In 1963, prominent Seattle, Washington civil rights leaders united to form the Central Area Civil Rights Committee (CACRC). Members were typically notable figures in other existing groups like the Urban League (Edwin Pratt), CORE (Walter Hundley), and the NAACP (Charles Johnson), although some represented community churches (John H. Adams, Samuel McKinney). Together the coalition professed to be the predominant, unified voice on local civil rights issues. For nearly five years, CACRC was strongly influential in determining the shape of the civil rights movement in Seattle.
The Central Area Civil Rights Committee stood for fair housing, equal employment, and integration of public schools. It was involved in a number of campaigns to bring all of that to Seattle, but perhaps the most significant and contested of these was the integration campaign that began in 1964 and lasted through the dissolution of the organization in 1968.
Although Seattle schools were technically desegregated, de facto segregation, based on the higher concentration of black families in poorer areas of the city like the Central District, had led to an uneven distribution of black students in the public schools. The schools that had the greatest numbers of black students were often in the worst condition. CACRC quickly took the unalterable position that African American students should be integrated into schools outside of the Central District. The Committee led a student boycott in 1966 and proposed a mandatory busing program that would transfer black students out of the Central District and would bring white students into the area.
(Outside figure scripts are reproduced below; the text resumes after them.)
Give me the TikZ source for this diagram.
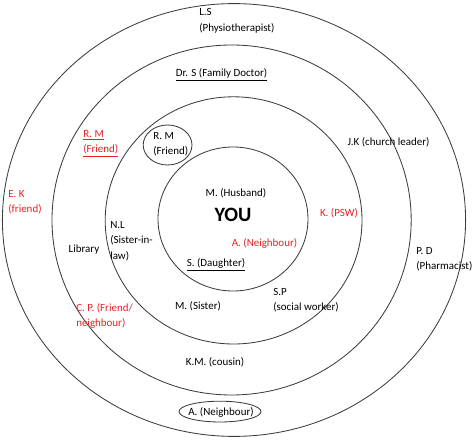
\documentclass[tikz,border=0pt]{standalone}
\usepackage{fontspec}
\setmainfont{Carlito}
\usepackage{xcolor}
\definecolor{ecored}{RGB}{232,32,38}
\definecolor{ecoline}{RGB}{60,60,60}
\usepackage{tikz}
\usetikzlibrary{positioning}

\begin{document}
\begin{tikzpicture}[
    ring/.style={draw=ecoline, line width=0.6pt},
    lbl/.style={font=\fontsize{7.8}{11}\selectfont, text=black, align=left, inner sep=0pt},
    redlbl/.style={lbl, text=ecored}
  ]
  \useasboundingbox (-5.85,-5.5) rectangle (6.0,5.5);

  % Rings, from the outside in
  \draw[ring] (0,0) ellipse (5.79 and 5.41);
  \draw[ring] (-0.06,0) ellipse (4.49 and 4.375);
  \draw[ring] (-0.01,-0.01) ellipse (3.21 and 3.09);
  \draw[ring] (-0.025,0.025) ellipse (1.875 and 1.8);

  % Centre
  \node[font=\fontsize{14.5}{16}\selectfont\bfseries] (you) at (-0.025,0.125) {YOU};
  \node[lbl] (husband) at (0.05,0.675) {M. (Husband)};
  \node[redlbl] (neighA) at (0.7625,-0.575) {A. (Neighbour)};
  \node[lbl] (daughter) at (-0.45,-1.125) {\underline{S. (Daughter)}};

  % Second ring
  \node[redlbl] (psw) at (2.625,0.175) {K. (PSW)};
  \node[lbl, anchor=west] (sisinlaw) at (-3.1,-0.525) {N.L\\(Sister-in-\\law)};
  \node[lbl, anchor=west] (socwork) at (0.975,-2.0) {S.P\\(social worker)};
  \node[lbl] (sister) at (-0.9,-2.15) {M. (Sister)};
  \node[lbl, anchor=west] (rmin) at (-2.025,1.89) {R. M\\(Friend)};
  \draw[ring] (-1.66,1.875) ellipse (0.61 and 0.5);

  % Third ring
  \node[lbl] (doctor) at (-0.31,3.625) {\underline{Dr. S (Family Doctor)}};
  \node[redlbl, anchor=west] (rmout) at (-3.775,1.9125) {\underline{R. M}\\\underline{(Friend)}};
  \node[lbl] (church) at (3.8625,1.95) {J.K (church leader)};
  \node[lbl] (library) at (-3.75,-0.75) {Library};
  \node[redlbl, anchor=west] (cp) at (-3.95,-2.4) {C. P. (Friend/\\neighbour)};
  \node[lbl] (cousin) at (-0.475,-3.55) {K.M. (cousin)};

  % Outer ring
  \node[lbl, anchor=west] (physio) at (-0.875,4.975) {L.S\\(Physiotherapist)};
  \node[redlbl, anchor=west] (ek) at (-5.65,0.45) {E. K\\(friend)};
  \node[lbl, anchor=west] (pharm) at (4.55,-0.9875) {P. D\\(Pharmacist)};
  \node[lbl] (neighB) at (-0.325,-4.8) {A. (Neighbour)};
  \draw[ring] (-0.35,-4.79) ellipse (1.025 and 0.26);
\end{tikzpicture}
\end{document}
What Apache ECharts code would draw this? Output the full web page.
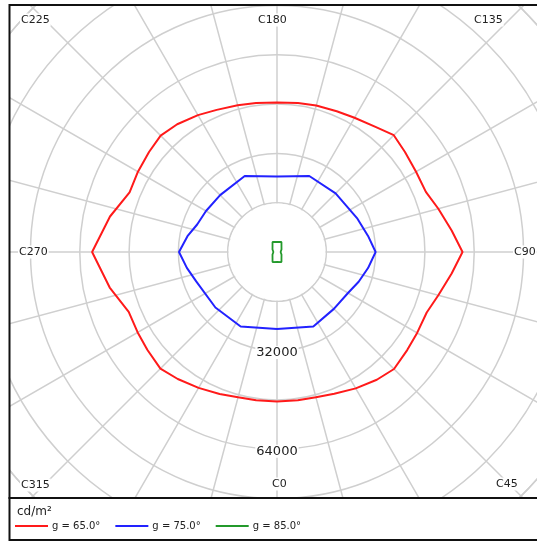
<!DOCTYPE html>
<html>
<head>
<meta charset="utf-8">
<script src="https://cdn.jsdelivr.net/npm/echarts@6/dist/echarts.min.js"></script>
<style>
html,body{margin:0;padding:0;background:#fff;}
#main{width:537px;height:542px;}
</style>
</head>
<body>
<div id="main"></div>
<script>
// ---- data (C-plane angle in degrees, luminance in cd/m²) ----
const seriesNames = ['g = 65.0°', 'g = 75.0°', 'g = 85.0°'];
const redAngles = [0,8,15,22,30,38,45,53,60,68,75,83,90,97,105,112,120,128,135,142,150,157,165,172,180,188,195,203,210,218,225,232,240,248,258,270,282,292,300,307,315,322,330,338,345,352,360];
const redValues = [48500,48600,48800,49600,51100,52600,53700,52900,52500,52400,54200,57100,60200,57100,54200,52100,52100,52700,53600,51600,50300,49600,49200,48800,48500,48800,49300,50100,51300,52600,53400,52700,52100,51600,55400,60000,55500,51900,52200,52700,53500,52300,50900,49700,48800,48600,48500];
const blueAngles = [0,26,45,60,70,80,90,100,113,135,157,180,203,225,240,251,260,270,280,290,312,334,360];
const blueValues = [25000,26900,26100,26600,28200,30000,32000,30000,28200,26900,26800,24500,26800,26100,26600,27400,29500,31800,29700,27900,26900,26900,25000];
const greenAngles = [0,24,35,45,60,75,90,105,120,135,145,156,180,204,215,225,240,255,270,285,300,315,325,336,360];
const greenValues = [3250,3570,2530,2080,1690,1430,1170,1430,1690,2080,2530,3570,3250,3570,2530,2080,1690,1430,1170,1430,1690,2080,2530,3570,3250];
const radiusTickLabels = [32000, 64000];
const angleTickLabels = ['C0','C45','C90','C135','C180','C225','C270','C315'];
const unitLabel = 'cd/m²';

const FONT = 'DejaVu Sans';
const TXT = '#222';
const GRID = '#cfcfcf';

function pairs(angles, values){ return angles.map((a,i)=>[values[i], a]); }

const chart = echarts.init(document.getElementById('main'), null, {renderer:'canvas'});

// label layout (left x, middle y) for the C-plane labels
const angleLabelPos = {
  'C0':[271,484], 'C45':[495,484], 'C90':[513,252], 'C135':[473,20],
  'C180':[257,20], 'C225':[20,20], 'C270':[18,252], 'C315':[20,485]
};

const graphics = [
  // white disk hiding spokes inside the first ring
  {type:'circle', id:'disk', shape:{cx:277, cy:252, r:48.4}, style:{fill:'#fff'}, z:1, silent:true},
  // masks outside the frame
  {type:'rect', id:'mL', shape:{x:0, y:0, width:9, height:542}, style:{fill:'#fff'}, z:50},
  {type:'rect', id:'mT', shape:{x:0, y:0, width:537, height:5}, style:{fill:'#fff'}, z:50},
  {type:'rect', id:'mB', shape:{x:0, y:538, width:537, height:4}, style:{fill:'#fff'}, z:50},
  {type:'rect', id:'frame', shape:{x:9.5, y:5, width:540, height:493}, style:{fill:null, stroke:'#111', lineWidth:2}, z:51},
  {type:'rect', id:'legbox', shape:{x:9.5, y:498, width:540, height:42}, style:{fill:'#fff', stroke:'#111', lineWidth:2}, z:51},
  {type:'text', id:'unit', x:17, y:512, style:{text:unitLabel, fill:TXT, font:'12px "'+FONT+'"', textVerticalAlign:'middle'}, z:55}
];
angleTickLabels.forEach(function(t){
  const p = angleLabelPos[t];
  graphics.push({type:'text', id:'lab'+t, x:p[0], y:p[1], z:55,
    style:{text:t, fill:TXT, font:'11px "'+FONT+'"', textVerticalAlign:'middle', backgroundColor:'#fff', padding:[1,1]}});
});

const option = {
  animation:false,
  backgroundColor:'#fff',
  polar:[
    {center:[277,252], radius:420},
    {center:[277,252], radius:345.15}
  ],
  angleAxis:[
    {polarIndex:0, type:'value', min:0, max:360, interval:15, startAngle:-90, clockwise:false,
     axisLine:{show:false}, axisTick:{show:false}, axisLabel:{show:false},
     splitLine:{show:true, lineStyle:{color:GRID, width:1.5}}},
    {polarIndex:1, type:'value', min:0, max:360, interval:15, startAngle:-90, clockwise:false,
     axisLine:{show:true, lineStyle:{color:GRID, width:1.5}}, axisTick:{show:false}, axisLabel:{show:false},
     splitLine:{show:false}}
  ],
  radiusAxis:[
    {polarIndex:0, type:'value', min:0, max:100000, show:false, splitLine:{show:false}},
    {polarIndex:1, type:'value', min:0, max:112000, interval:16000,
     axisLine:{show:false}, axisTick:{show:false}, axisLabel:{show:false},
     splitLine:{show:true, lineStyle:{color:GRID, width:1.5}}}
  ],
  legend:{
    data:seriesNames, left:15, top:521, padding:0, itemGap:15, itemWidth:33, itemHeight:2,
    icon:'rect', z:60,
    textStyle:{fontFamily:FONT, fontSize:10, color:TXT, padding:[0,0,0,-1]}
  },
  graphic:{elements:graphics},
  series:[
    {name:seriesNames[0], type:'line', coordinateSystem:'polar', polarIndex:1, data:pairs(redAngles, redValues),
     showSymbol:false, symbol:'none', lineStyle:{color:'#ff1a1a', width:2}, itemStyle:{color:'#ff1a1a'}},
    {name:seriesNames[1], type:'line', coordinateSystem:'polar', polarIndex:1, data:pairs(blueAngles, blueValues),
     showSymbol:false, symbol:'none', lineStyle:{color:'#2222ff', width:2}, itemStyle:{color:'#2222ff'}},
    {name:seriesNames[2], type:'line', coordinateSystem:'polar', polarIndex:1, data:pairs(greenAngles, greenValues),
     showSymbol:false, symbol:'none', lineStyle:{color:'#23992b', width:1.8}, itemStyle:{color:'#23992b'}}
  ]
};
chart.setOption(option);

// radius labels placed through the polar scale
const extra = radiusTickLabels.map(function(v){
  const p = chart.convertToPixel({polarIndex:1}, [v, 0]);
  return {type:'text', id:'r'+v, x:p[0], y:p[1]+2, z:55,
    style:{text:String(v), fill:TXT, font:'13px "'+FONT+'"', textAlign:'center', textVerticalAlign:'middle', backgroundColor:'#fff', padding:[0,1]}};
});
chart.setOption({graphic:{elements:graphics.concat(extra)}});
</script>
</body>
</html>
While CACRC remained strong in its position on integration, a growing number of blacks in the community were beginning to disagree with the strategy. Many blacks in the Central District resented the CACRC for claiming to speak on behalf of all civil rights activists when new factions were emerging with different priorities for the civil rights agenda. The issue of school integration remained a contentious one, and by 1968 the infighting amongst civil rights leaders had become so significant that the CACRC had lost its position as the “single voice” of the movement.